Turkish officials kept up their criticism of the military government's crackdown, with President Abdullah Gul saying that "all that happened in Egypt is a shame for Islam and the Arab world." Turkey and Egypt recalled their ambassadors for consultations late Thursday as their relationship worsened.



About 1,500 people flooded the main avenue in central Tunis, many of them pouring out of the capital's most important mosque. They gathered in a large square in front of the municipal theater, shouting support for the Egyptian people, especially supporters of Morsi, and condemning the Egyptian military and the U.S. The hour-long protest was peaceful.



Kuwait said it supported Egyptian government measures to secure the nation as about 100 protesters angry over Egypt breaking up protest camps demonstrated outside the U.S. Embassy.

A Foreign Minister official, quoted Friday by the state-run Kuwait News Agency, called on parties to reconcile and stop the country from being dragged into "complete chaos." The official said the government must start a serious dialogue with protesters, while also expressing his condolences for those killed.



The Foreign Ministry urged its citizens to refrain from traveling to Egypt, extending a previous warning to include Red Sea beach resorts around Hurghada and Sharm El-Sheik. Germans who are already in beach resorts were advised to be vigilant and stay in close touch with hotel management and travel agents. The German Travel Association said most Germany travel companies have cancelled all bookings to Egypt until Sept. 15.

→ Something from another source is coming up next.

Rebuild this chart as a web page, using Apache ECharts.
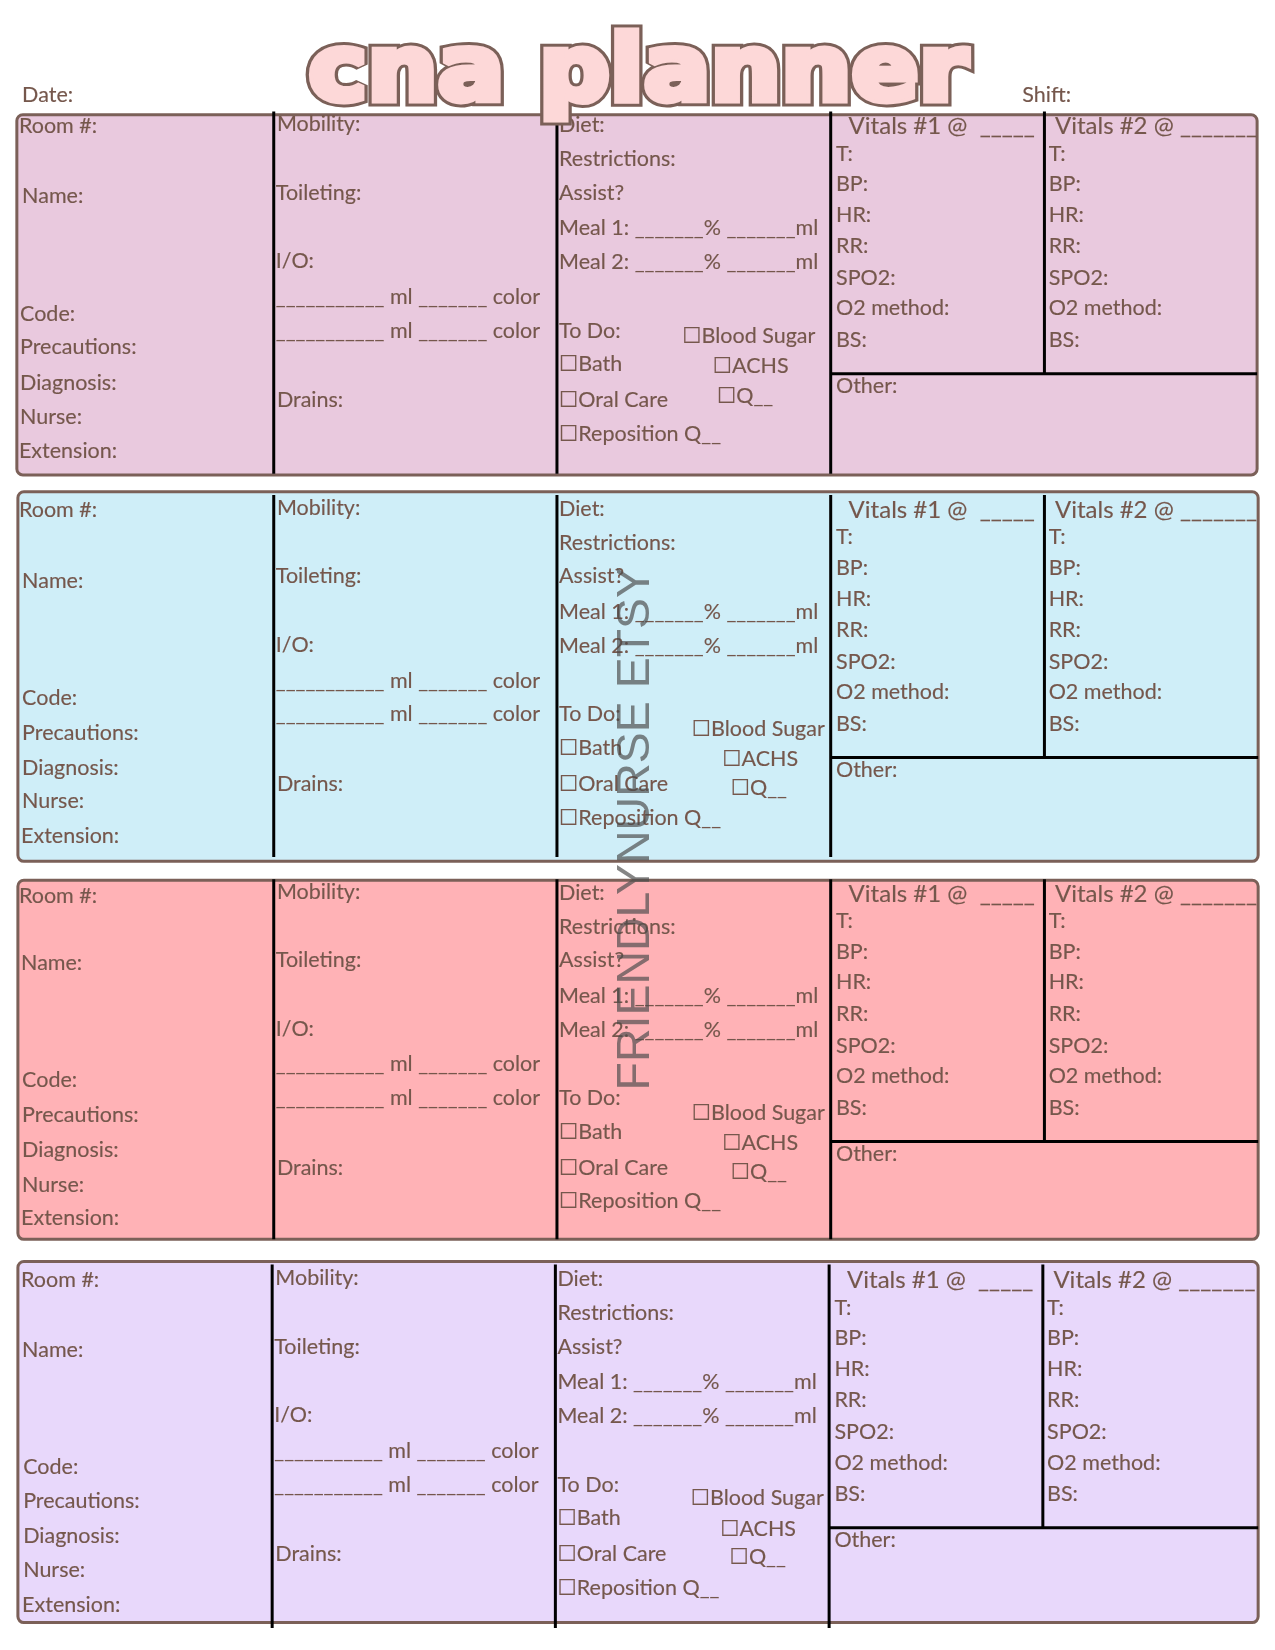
<!DOCTYPE html>
<html>
<head>
<meta charset="utf-8">
<style>html,body{margin:0;padding:0;background:#fff}#main{width:1275px;height:1650px}</style>
<script src="https://cdn.jsdelivr.net/npm/echarts@6/dist/echarts.min.js"></script>
</head>
<body>
<div id="main"></div>
<script>
// sheet units on both axes
var sheetWidth = 1211, sheetHeight = 1567;

var cardFills = ['#e9c9de', '#cfeef8', '#ffb2b6', '#e8d8fb'];
var cardTops = [109, 467, 836, 1198];
var cardBottoms = [451, 818, 1177, 1541];
var cardLefts = [16, 17, 17, 17];
var cardRights = [1194, 1195, 1195, 1195];
var lineTops = [106, 470, 835, 1201];
var lineBottoms = [450, 814, 1177, 1546];
var rowShift = [0, 364.5, 729, 1096];
var colShift = [0, 0, 0, -1.5];

var dividerX = [260, 529, 789];
var vitalsSplitX = 992;
var otherLineY = 355;

var roomLabels = ['Room #:', 'Name:', 'Code:', 'Precautions:', 'Diagnosis:', 'Nurse:', 'Extension:'];
var roomY = [
  [120, 186, 298, 330, 364, 396, 428],
  [484, 552, 663, 696, 729, 761, 794],
  [851, 915, 1026, 1059, 1092, 1125, 1157],
  [1216, 1282, 1393, 1426, 1459, 1491, 1524]
];
var roomX = [
  [18, 21, 19, 19, 19, 19, 18],
  [18, 21, 21, 21, 21, 21, 20],
  [18, 20, 21, 21, 21, 21, 20],
  [20, 21, 22, 22, 22, 22, 21]
];

var careLabels = ['Mobility:', 'Toileting:', 'I/O:', '___________ ml _______ color', '___________ ml _______ color', 'Drains:'];
var careX = [263, 262, 262, 262, 262, 263];
var careY = [118, 183, 248, 282, 314, 380];

var dietLabels = ['Diet:', 'Restrictions:', 'Assist?', 'Meal 1: _______% _______ml', 'Meal 2: _______% _______ml', 'To Do:', '☐Bath', '☐Oral Care', '☐Reposition Q__'];
var dietX = [531, 531, 531, 531, 531, 531, 531, 531, 531];
var dietY = [119, 151, 183, 217, 249, 314, 346, 380, 412];

var checkLabels = ['☐Blood Sugar', '☐ACHS', '☐Q__'];
var checkX = [
  [648, 677, 681],
  [657, 686, 694],
  [657, 686, 694],
  [656, 684, 693]
];
var checkY = [
  [319, 348, 376],
  [692, 721, 748],
  [1057, 1086, 1113],
  [1423, 1452, 1479]
];

var vitalsHeads = ['Vitals #1 @  _____', 'Vitals #2 @ _______'];
var vitalsHeadX = [806, 1002];
var vitalsHeadY = 120;
var vitalsLabels = ['T:', 'BP:', 'HR:', 'RR:', 'SPO2:', 'O2 method:', 'BS:'];
var vitalsX = [794, 996];
var vitalsY = [146, 175, 204, 234, 264, 293, 323];
var otherLabel = 'Other:';
var otherPos = [794, 367];

var titleText = 'cna planner';
var titlePos = [606, 30];
var headerLabels = ['Date:', 'Shift:'];
var headerX = [21, 971];
var headerY = 90;
var watermarkText = 'FRIENDLYNURSE ETSY';
var watermarkPos = [604, 787];

var inkColor = '#75574c';
var borderColor = '#7b6058';

// work out all the labels per card
var labelRows = [];
function addLabel(x, y, text, size) {
  labelRows.push({ value: [x, y], text: text, size: size || 21.5 });
}
headerLabels.forEach(function (t, i) { addLabel(headerX[i], headerY, t); });
cardFills.forEach(function (f, c) {
  var dx = colShift[c], dy = rowShift[c];
  roomLabels.forEach(function (t, i) { addLabel(roomX[c][i], roomY[c][i], t); });
  careLabels.forEach(function (t, i) { addLabel(careX[i] + dx, careY[i] + dy, t); });
  dietLabels.forEach(function (t, i) { addLabel(dietX[i] + dx, dietY[i] + dy, t); });
  checkLabels.forEach(function (t, i) { addLabel(checkX[c][i], checkY[c][i], t); });
  vitalsHeads.forEach(function (t, i) { addLabel(vitalsHeadX[i] + dx, vitalsHeadY + dy, t, 24); });
  vitalsX.forEach(function (vx) {
    vitalsLabels.forEach(function (t, i) { addLabel(vx + dx, vitalsY[i] + dy, t); });
  });
  addLabel(otherPos[0] + dx, otherPos[1] + dy, otherLabel);
});

// divider segments, black lines inside every card
var dividerRows = [];
cardFills.forEach(function (f, c) {
  var dx = colShift[c], dy = rowShift[c];
  dividerX.forEach(function (x) {
    dividerRows.push([x + dx, lineTops[c], x + dx, lineBottoms[c]]);
  });
  dividerRows.push([vitalsSplitX + dx, lineTops[c], vitalsSplitX + dx, otherLineY + dy]);
  dividerRows.push([dividerX[2] + dx, otherLineY + dy, cardRights[c], otherLineY + dy]);
});

var cardRows = cardFills.map(function (f, c) {
  return [cardLefts[c], cardTops[c], cardRights[c], cardBottoms[c]];
});

var myChart = echarts.init(document.getElementById('main'), null, { renderer: 'canvas' });
var option = {
  animation: false,
  backgroundColor: '#ffffff',
  grid: { left: 0, right: 0, top: 0, bottom: 0 },
  xAxis: { type: 'value', min: 0, max: sheetWidth, show: false },
  yAxis: { type: 'value', min: 0, max: sheetHeight, inverse: true, show: false },
  series: [
    {
      name: 'cards',
      type: 'custom',
      clip: false,
      z: 1,
      data: cardRows,
      encode: { x: [0, 2], y: [1, 3] },
      renderItem: function (params, api) {
        var a = api.coord([api.value(0), api.value(1)]);
        var b = api.coord([api.value(2), api.value(3)]);
        return {
          type: 'rect',
          shape: { x: a[0], y: a[1], width: b[0] - a[0], height: b[1] - a[1], r: 6 },
          style: { fill: cardFills[params.dataIndex], stroke: borderColor, lineWidth: 3 }
        };
      }
    },
    {
      name: 'dividers',
      type: 'custom',
      clip: false,
      z: 2,
      data: dividerRows,
      encode: { x: [0, 2], y: [1, 3] },
      renderItem: function (params, api) {
        var a = api.coord([api.value(0), api.value(1)]);
        var b = api.coord([api.value(2), api.value(3)]);
        return {
          type: 'line',
          shape: { x1: a[0], y1: a[1], x2: b[0], y2: b[1] },
          style: { stroke: '#000000', lineWidth: 3 }
        };
      }
    },
    {
      name: 'labels',
      type: 'custom',
      clip: false,
      z: 3,
      data: labelRows,
      encode: { x: 0, y: 1 },
      renderItem: function (params, api) {
        var p = api.coord([api.value(0), api.value(1)]);
        var row = labelRows[params.dataIndex];
        return {
          type: 'text',
          x: p[0],
          y: p[1],
          style: {
            text: row.text,
            fill: inkColor,
            stroke: inkColor,
            lineWidth: 0.15,
            font: row.size + 'px Lato, "DejaVu Sans", sans-serif',
            textAlign: 'left',
            textVerticalAlign: 'middle'
          }
        };
      }
    },
    {
      name: 'watermark',
      type: 'custom',
      clip: false,
      z: 4,
      data: [watermarkPos],
      encode: { x: 0, y: 1 },
      renderItem: function (params, api) {
        var p = api.coord([api.value(0), api.value(1)]);
        return {
          type: 'text',
          x: p[0],
          y: p[1],
          rotation: Math.PI / 2,
          style: {
            text: watermarkText,
            fill: 'rgba(75,75,75,0.68)',
            font: '46.5px "Liberation Sans", sans-serif',
            textAlign: 'center',
            textVerticalAlign: 'middle'
          }
        };
      }
    },
    {
      name: 'title',
      type: 'custom',
      clip: false,
      z: 5,
      data: [titlePos],
      encode: { x: 0, y: 1 },
      renderItem: function (params, api) {
        var p = api.coord([api.value(0), api.value(1)]);
        var layer = function (stroke, width) {
          return {
            type: 'text',
            x: p[0],
            y: p[1],
            scaleX: 1.1,
            style: {
              text: titleText,
              fill: '#fdd8d8',
              stroke: stroke,
              lineWidth: width,
              lineJoin: 'round',
              font: 'bold 90px "DejaVu Sans", sans-serif',
              textAlign: 'center',
              textVerticalAlign: 'top'
            }
          };
        };
        return {
          type: 'group',
          children: [layer(borderColor, 13), layer('#fdd8d8', 7)]
        };
      }
    }
  ]
};
myChart.setOption(option);
</script>
</body>
</html>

The German government also announced it was suspending 25 million euros in aid to Egypt for climate and environmental protection projects. Funding for new development projects will not be approved for the time being, Development Minister Dirk Niebel said.



Fabius, the foreign minister, said he raised its alert level for Egypt on Friday, "formally discouraging" French people from traveling to the country. He said that meant, for example, that tour operators would no longer bring tourists to the country. He also encouraged French people already in Egypt to avoid big cities. He said the country wasn't far off from civil war: "It's in chaos."



Italy's Foreign Ministry expanded its travel advisory to discourage citizens from traveling to all of Egypt, including the Red Sea and northern sea resorts. Foreign Minister Emma Bonino said the "brutal and unacceptable" use of force by Egypt's interim authorities presents a "worrying picture of violation of human rights." Bonino also said the Muslim Brotherhood must act firmly to stop "the extremist and sectarian drifts and to calm down the use of violence."



The Foreign Ministry warned against all travel to Egypt, saying there was a risk that the violent clashes between government forces and protesters "will spread throughout the country." The ministry advised Swiss citizens already in Egypt to keep informed, obey curfews and stay away from crowds or "events of all kinds."



Spain's Foreign Ministry said it summoned the Egyptian Embassy's charge d'affaires, because the ambassador was absent, to urge Egypt to revoke the state of emergency and rein in its security forces. The priorities of the transitional government in Cairo should be to avoid more bloodshed and respect human rights, the ministry said in a statement. It said all sides should be included in "a broad national and inclusive dialogue" to restore institutional normality.